A growing number of states now allow tenants to petition for sealing or expungement of eviction records, especially when the case was dismissed or resolved by agreement. Some states seal records automatically after a set number of years or when the case outcome favors the tenant. If you had an eviction case dismissed or settled favorably, check whether your jurisdiction allows you to get the record sealed — it can make a real difference in future housing searches.

Appealing the Decision

If you lose at the hearing, you generally have the right to appeal — but the window is tight. Deadlines for filing a notice of appeal vary by jurisdiction but are often as short as ten days, so don’t wait.
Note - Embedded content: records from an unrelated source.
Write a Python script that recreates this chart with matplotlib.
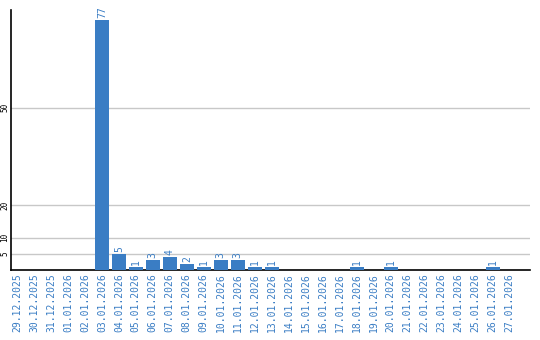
import matplotlib
matplotlib.use('Agg')
import matplotlib.pyplot as plt
import numpy as np

dates = ['29.12.2025', '30.12.2025', '31.12.2025', '01.01.2026', '02.01.2026',
         '03.01.2026', '04.01.2026', '05.01.2026', '06.01.2026', '07.01.2026',
         '08.01.2026', '09.01.2026', '10.01.2026', '11.01.2026', '12.01.2026',
         '13.01.2026', '14.01.2026', '15.01.2026', '16.01.2026', '17.01.2026',
         '18.01.2026', '19.01.2026', '20.01.2026', '21.01.2026', '22.01.2026',
         '23.01.2026', '24.01.2026', '25.01.2026', '26.01.2026', '27.01.2026']
counts = [0, 0, 0, 0, 0, 77, 5, 1, 3, 4, 2, 1, 3, 3, 1, 1,
          0, 0, 0, 0, 1, 0, 1, 0, 0, 0, 0, 0, 1, 0]
yticks = [5, 10, 20, 50]

blue = '#3a7dc4'
font = 'DejaVu Sans Mono'

fig = plt.figure(figsize=(5.4, 3.4), dpi=100)
ax = fig.add_axes([11 / 540, 70 / 340, 519 / 540, 260 / 340])

x = np.arange(len(dates))
ax.bar(x, counts, width=0.82, color=blue, zorder=3)

for xi, c in zip(x, counts):
    if c > 0:
        ax.text(xi, c + 0.6, str(c), rotation=90, ha='center', va='bottom',
                color=blue, fontsize=7, family=font)

ax.set_xlim(-0.35, 30.2)
ax.set_ylim(0, 80)
ax.set_yticks(yticks)
ax.set_yticklabels([str(t) for t in yticks], rotation=90, va='center',
                   fontsize=5.5, family=font)
ax.set_xticks(x)
ax.set_xticklabels(dates, rotation=90, color=blue, fontsize=7, family=font)
ax.tick_params(axis='x', length=0, pad=2)
ax.tick_params(axis='y', length=0, pad=1)
ax.grid(axis='y', color='#c8c8c8', linewidth=1, zorder=0)

for s in ['top', 'right']:
    ax.spines[s].set_visible(False)
ax.spines['left'].set_linewidth(1.2)
ax.spines['bottom'].set_linewidth(1.2)

fig.savefig('out.png', dpi=100)
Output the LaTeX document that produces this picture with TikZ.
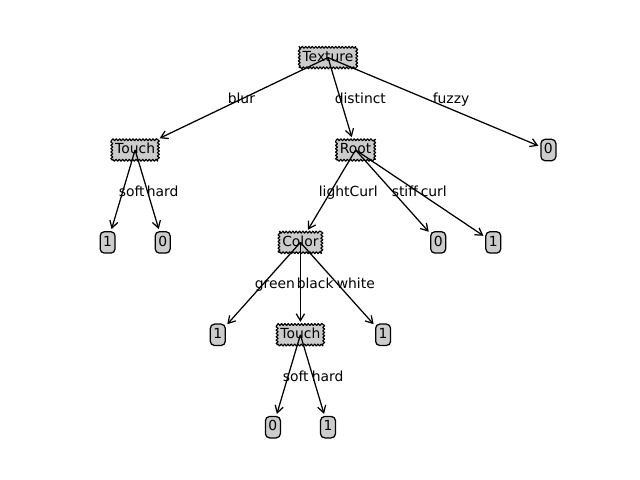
\documentclass[tikz,border=0pt]{standalone}
\usepackage{fontspec}
\setmainfont{DejaVu Sans}
\usetikzlibrary{arrows.meta,decorations.pathmorphing}
\begin{document}
\begin{tikzpicture}[x=0.72pt,y=-0.72pt,
  font=\fontsize{10}{12}\selectfont,
  decision/.style={draw, fill=black!20, line width=0.8pt, line join=bevel, decorate,
    decoration={zigzag, segment length=2.4pt, amplitude=0.75pt},
    inner xsep=2.4pt, inner ysep=2.4pt, text height=7.6pt, text depth=2.4pt},
  leaf/.style={draw, fill=black!20, line width=0.9pt, rounded corners=3pt,
    inner xsep=2.2pt, inner ysep=2.7pt, text height=7.6pt, text depth=2.4pt},
  edge/.style={-{Straight Barb[length=5pt,width=6pt]}, line width=0.9pt, shorten >=1.5pt},
  lbl/.style={anchor=base west, inner sep=0pt}]
\useasboundingbox (0,0) rectangle (640,480);
% nodes
\node[decision] (T) at (328,57.6) {Texture};
\node[decision] (A) at (135.1,150) {Touch};
\node[decision] (R) at (355.6,150) {Root};
\node[leaf] (F) at (548.4,150) {0};
\node[leaf] (A1) at (107.6,242.4) {1};
\node[leaf] (A0) at (162.7,242.4) {0};
\node[decision] (C) at (300.4,242.4) {Color};
\node[leaf] (S) at (438.2,242.4) {0};
\node[leaf] (U) at (493.3,242.4) {1};
\node[leaf] (G) at (217.8,334.8) {1};
\node[decision] (B) at (300.4,334.8) {Touch};
\node[leaf] (W) at (383.1,334.8) {1};
\node[leaf] (B0) at (272.9,427.2) {0};
\node[leaf] (B1) at (328,427.2) {1};
% edges
\draw[edge] (T.center) -- (A);
\draw[edge] (T.center) -- (R);
\draw[edge] (T.center) -- (F);
\draw[edge] (A.center) -- (A1);
\draw[edge] (A.center) -- (A0);
\draw[edge] (R.center) -- (C);
\draw[edge] (R.center) -- (S);
\draw[edge] (R.center) -- (U);
\draw[edge] (C.center) -- (G);
\draw[edge] (C.center) -- (B);
\draw[edge] (C.center) -- (W);
\draw[edge] (B.center) -- (B0);
\draw[edge] (B.center) -- (B1);
% labels
\node[lbl] (l1) at (227.5,103.8) {blur};
\node[lbl] (l2) at (334.5,103.8) {distinct};
\node[lbl] (l3) at (432.5,103.8) {fuzzy};
\node[lbl] (l4) at (118.5,196.2) {soft};
\node[lbl] (l5) at (146.5,196.2) {hard};
\node[lbl] (l6) at (318.5,196.2) {lightCurl};
\node[lbl] (l7) at (391.5,196.2) {stiff};
\node[lbl] (l8) at (420.5,196.2) {curl};
\node[lbl] (l9) at (254.5,288.6) {green};
\node[lbl] (l10) at (296.5,288.6) {black};
\node[lbl] (l11) at (336.5,288.6) {white};
\node[lbl] (l12) at (282.5,381) {soft};
\node[lbl] (l13) at (311.5,381) {hard};
\end{tikzpicture}
\end{document}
An appeal doesn’t automatically stop the eviction. To stay in your home while the appeal is decided, you typically need to request a stay of execution and post a bond or deposit money with the court, often equal to the judgment amount or ongoing rent payments. Not everyone can afford that, which is one reason appeals in eviction cases are relatively rare.

An appeal isn’t a chance to present new evidence or retry the case. The appeals court reviews whether the trial judge made a legal error — applied the wrong standard, excluded evidence improperly, or ignored a valid defense. If you’re considering an appeal, talking to an attorney quickly is important given the short deadlines. If you settled the case by agreement rather than receiving a judgment, you generally can’t appeal the settlement — you would instead need to file a motion to vacate the agreement, which requires showing something like fraud or coercion.